Honrando o legado, novo “Jogos Vorazes” tem consciência da sua antipatia
★★★☆☆ | Também baseado em um livro da autora Suzanne Collins, "A Cantiga dos Pássaros e das Serpentes" surpreende pela dispersão entre conflitos
Na retomada nostálgica das franquias que marcaram a experiência de massa neste século, novo capítulo de Jogos Vorazes também resolve olhar o passado. Assim como aconteceu com Harry Potter, Star Wars e Matrix, uma trama que resolve expandir o universo construindo novas camadas do antagonista. É uma decisão esperta já que no lugar de ameaçar o protagonismo que fez dessas histórias sucessos absolutos, o "novo" conflito é imaginado para fortalecê-lo.
Ao centro deste "novo" capítulo está Coriolanus Snow – futuro Presidente Snow –, até então um cidadão de família pobre que mora na Capital, longe da miséria enclausurada pelas forças militares nos distritos “revoltosos”. Então ele já surge com essa contradição de classe e ganância, cuja busca pelas respostas de sua devoção vai inevitavelmente afundá-lo numa obsessão pelo poder.
No contraponto da frieza ameaçadora que Donald Sutherland já havia entregado ao personagem na franquia original, Tom Blyth constrói uma instabilidade atraente na forma como ele, disfarçadamente, coloca-se ao centro de tudo. Mesmo que demonstre piedade, paixão e certa “humanidade”, é tudo medido para que esteja muito próximo à explosão. Não é algo impressionante, mas pelo menos não é mimético e encara uma linha tênue de progressão e discrença.
Rachel Zegler, com sua constante firmeza e pontuais momentos musicais, oferece ao filme uma ótica inédita na saga, especialmente pela artimanha que a personagem tem para conviver com a manipulação, mesmo que sua presença tenha sempre uma construção formulada e sem desvios, sendo subitamente escanteada no terceiro ato. Hunter Schafer mistura preocupação com inocência numa personagem bem importante para compreendermos a mutação do Snow – principalmente em breves segundos mais perto do desfecho –, o que pode nos levar a percepção de que ela poderia aparecer muito mais e influenciar diretamente o rumo emocional do irmão.
Abordando a caricatura que os moradores da Capital naturalmente já são com figurino, maquiagem, penteado e costumes, muito do que aparece aqui causa uma impressão limitada, como se fosse uma mera “imitação” da forma como esse universo pomposo foi estabelecido há mais de 10 anos.
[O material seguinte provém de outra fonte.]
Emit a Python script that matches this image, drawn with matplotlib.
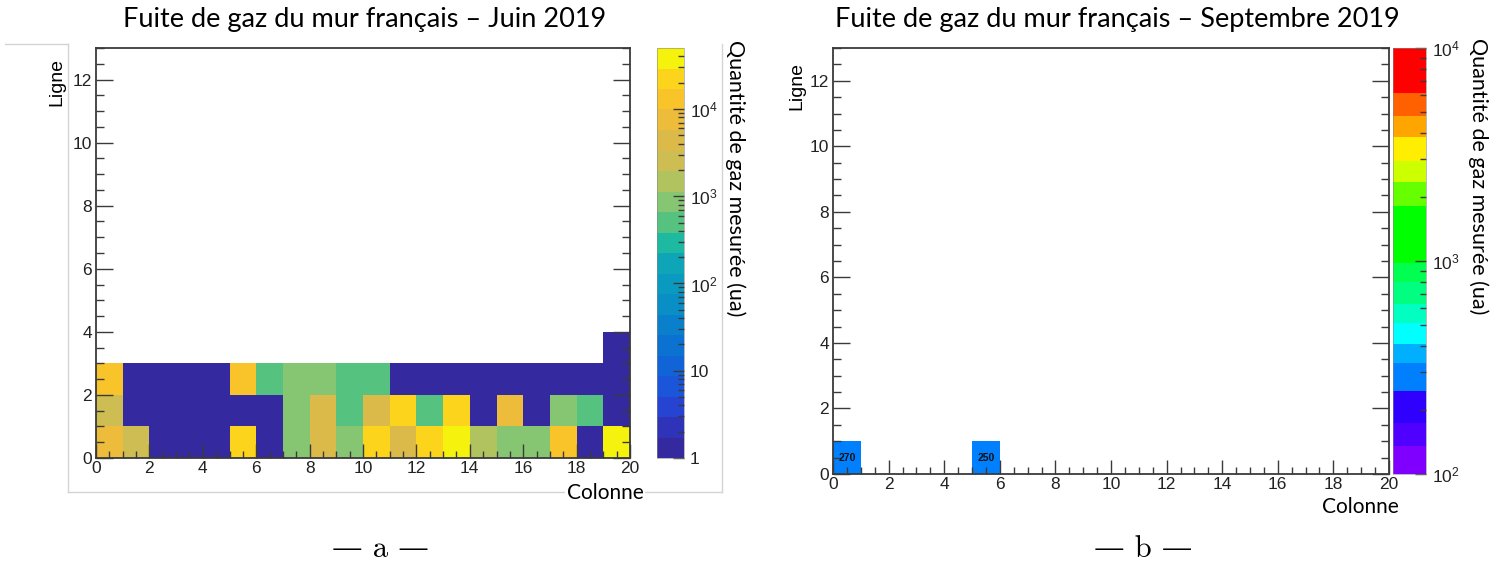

No entanto, há um elemento que contorna essa sensação por completo: Viola Davis, na pele da Dra. Volumnia Gaul, sempre faz de sua aparição um acontecimento autêntico – a descida nas escadas da universidade quando interroga Snow sobre a razão dos Jogos Vorazes é um bom exemplo do quão a sério ela conseguiu levar sua personagem.
Apesar de todas as aparências simuladas para não assustar ninguém que esteja acostumado com a estética e a própria reflexão que os filmes estabeleceram sobre violência, mídia e sociedade, o que faz deste filme não ser uma mera extensão forçada de sua origem é a estrutura da narração. É contraditório, porque o que o diferencia é uma escolha bastante anticlimática e potencialmente frustrante – a divisão literal em três capítulos aceita a falta de surpresas e renuncia à gravidade dos acontecimentos fatais que se desenrolam, sem que invista em grandes arcos interligados. Este é um filme bastante morno, surpreendentemente, apesar do seu miolo ser uma edição do próprio Jogos Vorazes.
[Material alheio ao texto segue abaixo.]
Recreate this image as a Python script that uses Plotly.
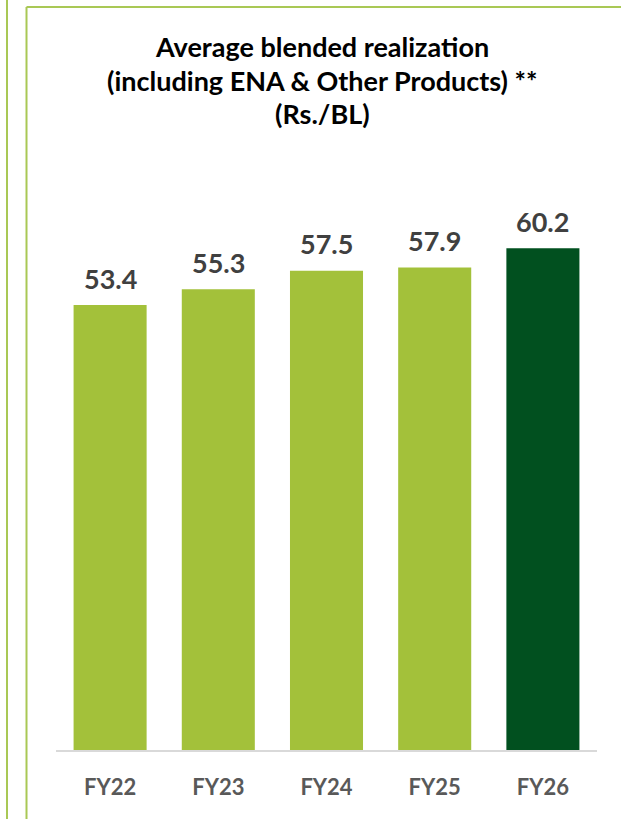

Ao mesmo tempo que isso dá a obra uma artificialidade enorme, levando seu espectador por uma jornada de punição sequenciada ao protagonista, é também o que desprende o heroísmo e a revolução de seu ponto final. Lucy Gray pode até soar como uma “Nova Katniss” pela atenção que recebe ao se portar com irreverência nos jogos, mas sua existência está pautada por um desfecho ensosso, sempre direcionada ao norte do Snow. Sendo um filme seco e levemente antipático, consegue não ser envolvente enquanto se distancia do tédio. Situação que o filme sabe lidar bem.
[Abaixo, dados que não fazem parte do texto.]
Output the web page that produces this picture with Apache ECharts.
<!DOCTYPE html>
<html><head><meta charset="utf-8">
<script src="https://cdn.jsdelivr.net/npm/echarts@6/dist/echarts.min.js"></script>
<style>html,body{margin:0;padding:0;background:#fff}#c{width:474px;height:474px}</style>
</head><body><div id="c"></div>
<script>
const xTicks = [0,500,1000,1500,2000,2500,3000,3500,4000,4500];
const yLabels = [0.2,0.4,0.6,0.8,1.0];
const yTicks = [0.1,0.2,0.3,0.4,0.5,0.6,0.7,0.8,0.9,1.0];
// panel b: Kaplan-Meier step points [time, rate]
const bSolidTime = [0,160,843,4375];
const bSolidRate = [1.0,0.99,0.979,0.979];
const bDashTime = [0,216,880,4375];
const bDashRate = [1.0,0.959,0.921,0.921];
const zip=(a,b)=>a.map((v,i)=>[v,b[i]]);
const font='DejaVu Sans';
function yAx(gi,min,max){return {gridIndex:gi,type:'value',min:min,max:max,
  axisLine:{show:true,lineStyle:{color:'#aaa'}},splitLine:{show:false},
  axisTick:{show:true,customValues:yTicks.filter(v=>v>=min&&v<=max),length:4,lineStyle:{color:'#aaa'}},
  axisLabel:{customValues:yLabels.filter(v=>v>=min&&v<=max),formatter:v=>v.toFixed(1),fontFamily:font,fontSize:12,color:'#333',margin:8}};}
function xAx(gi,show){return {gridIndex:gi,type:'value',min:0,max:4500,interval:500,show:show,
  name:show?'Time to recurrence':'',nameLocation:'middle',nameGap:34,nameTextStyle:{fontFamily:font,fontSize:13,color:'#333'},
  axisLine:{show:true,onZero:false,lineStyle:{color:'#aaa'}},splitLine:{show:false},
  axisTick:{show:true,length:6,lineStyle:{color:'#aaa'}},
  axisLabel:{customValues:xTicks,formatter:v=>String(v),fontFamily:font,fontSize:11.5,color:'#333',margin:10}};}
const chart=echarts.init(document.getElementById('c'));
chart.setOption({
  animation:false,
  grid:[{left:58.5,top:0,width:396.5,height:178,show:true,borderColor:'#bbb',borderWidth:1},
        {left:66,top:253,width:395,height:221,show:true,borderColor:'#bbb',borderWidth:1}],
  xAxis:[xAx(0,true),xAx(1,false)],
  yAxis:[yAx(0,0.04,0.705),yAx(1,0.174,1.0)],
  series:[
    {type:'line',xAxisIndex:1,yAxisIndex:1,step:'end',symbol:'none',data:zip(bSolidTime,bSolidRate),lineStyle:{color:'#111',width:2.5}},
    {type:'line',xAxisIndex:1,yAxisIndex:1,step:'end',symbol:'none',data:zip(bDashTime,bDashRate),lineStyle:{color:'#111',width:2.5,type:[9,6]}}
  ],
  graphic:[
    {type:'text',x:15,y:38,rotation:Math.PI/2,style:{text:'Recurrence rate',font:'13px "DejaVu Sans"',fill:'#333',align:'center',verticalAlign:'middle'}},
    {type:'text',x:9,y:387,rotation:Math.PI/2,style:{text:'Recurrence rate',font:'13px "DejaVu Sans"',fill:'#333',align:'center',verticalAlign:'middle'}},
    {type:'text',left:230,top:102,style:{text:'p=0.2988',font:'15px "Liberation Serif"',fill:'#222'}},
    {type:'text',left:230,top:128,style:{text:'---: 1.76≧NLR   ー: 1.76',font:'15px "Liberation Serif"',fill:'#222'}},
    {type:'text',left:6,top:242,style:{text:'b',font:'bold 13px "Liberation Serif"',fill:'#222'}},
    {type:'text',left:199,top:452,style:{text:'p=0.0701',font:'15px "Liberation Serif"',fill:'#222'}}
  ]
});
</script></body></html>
Na balança de comodidade e admiração, é como se Jogos Vorazes – A Cantiga dos Pássaros e das Serpentes (2023) fosse como o Matrix Resurrections (2021): fora do fandom, um filme para se esquecer, como tantos outros spin-offs que operam numa voltagem baixa para que seu barulho não desloque ninguém. O filme, porém, consegue alimentar o próprio cânone sem ser de forma meramente descartável – como Han Solo (2018), por exemplo –, e tudo isso sem fazer qualquer alarde. Talvez isso não combine tanto com a essência da saga, o que acaba deixando a pergunta aberta e ainda mais aquecida: qual o propósito dos Jogos Vorazes?